Inclusão à vista: quem dá aula na universidade pública é o índio

Evento na USP reuniu pesquisadores indígenas, os pioneiros na conexão entre aldeia e laboratórios

Por Mariah Lollato

Eliel Beinites, do povo indígena Kaiowá, é professor da Universidade Federal da Grande Dourados (UFGD), MS. Crédito: Arquivo pessoal

Eliel Benites, com 43 anos, é o primeiro professor de sua comunidade, o povo indígena Kaiowá. Se engana quem pensa que ele começou tarde: aos 17 anos alfabetizava os moradores da aldeia em guarani, a língua de seu povo. Foi capacitado na escola onde estudou, e onde também estudavam as outras crianças da aldeia. Hoje, é professor de Saúde e Gestão Territorial na Universidade Federal da Grande Dourados, a UFGD.

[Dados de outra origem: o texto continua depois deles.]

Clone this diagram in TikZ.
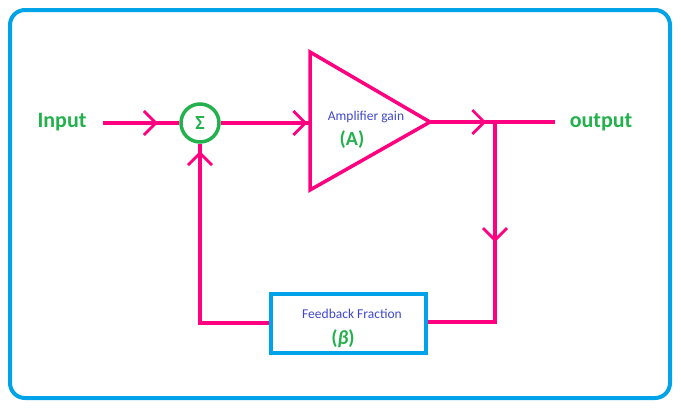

A comunidade Guarani-Kaiowá, onde nasceu, fica próxima do município de Caracol, no Mato Grosso do Sul. Durante a entrevista com Eliel, pelo telefone, não é difícil perceber o sorriso em sua voz, quando lhe pergunto até quantos anos morou ali: “Saio para trabalhar, mas viver, ainda vivo lá.”

Ele conta que o interesse pela ciência surgiu ainda na adolescência. Linguistas, antropólogos e outros pesquisadores costumavam visitar a comunidade para entrevistar moradores. Por ser alfabetizador, Eliel era bastante abordado. Isso fez com que se aproximasse dessa forma de construção de conhecimento.

Em 2006, ele iniciou a graduação em Licenciatura Indígena Teko Karandu, pela UFGD, curso onde é professor. Desde então concluiu também seu mestrado, e hoje é doutorando na Universidade Católica Dom Bosco (UCDB).

Sobre a inserção no meio acadêmico, Eliel acredita que, por se tratar de uma universidade pública, federal, em contato com a cultura indígena, ele foi bem recebido. “Tinha muita abertura nessa questão da diversidade. Mas é claro que ainda existe muita resistência, até de alguns professores.”

Eliel conta sobre a experiência de diálogo entre a ciência tradicional e a cultura guarani. Em seu caso, a pesquisa na Universidade fez com que se conectasse a saberes com os quais, até então, não havia tido tanto contato. “A gente vai percebendo alguns conhecimentos que tem também como indígena. Faz a gente se aproximar dos mais velhos e de seus saberes. É como voltar às suas raízes”, diz Eliel, o professor Kaiowá. 

Dos dias 24/9 a 27/9, a FFLCH recebeu o II Seminário Internacional Etnologia Guarani. O evento teve como premissa refletir sobre a pesquisa antropológica junto aos guaranis, que hoje somam mais de 280 mil pessoas na América Latina. “Uma chance de a USP, como uma instituição tradicional, repensar seus processos de construção de conhecimento. E abrir para que os indígenas tragam, também, seus saberes para dialogar”, diz Eliel, antes de vir para São Paulo.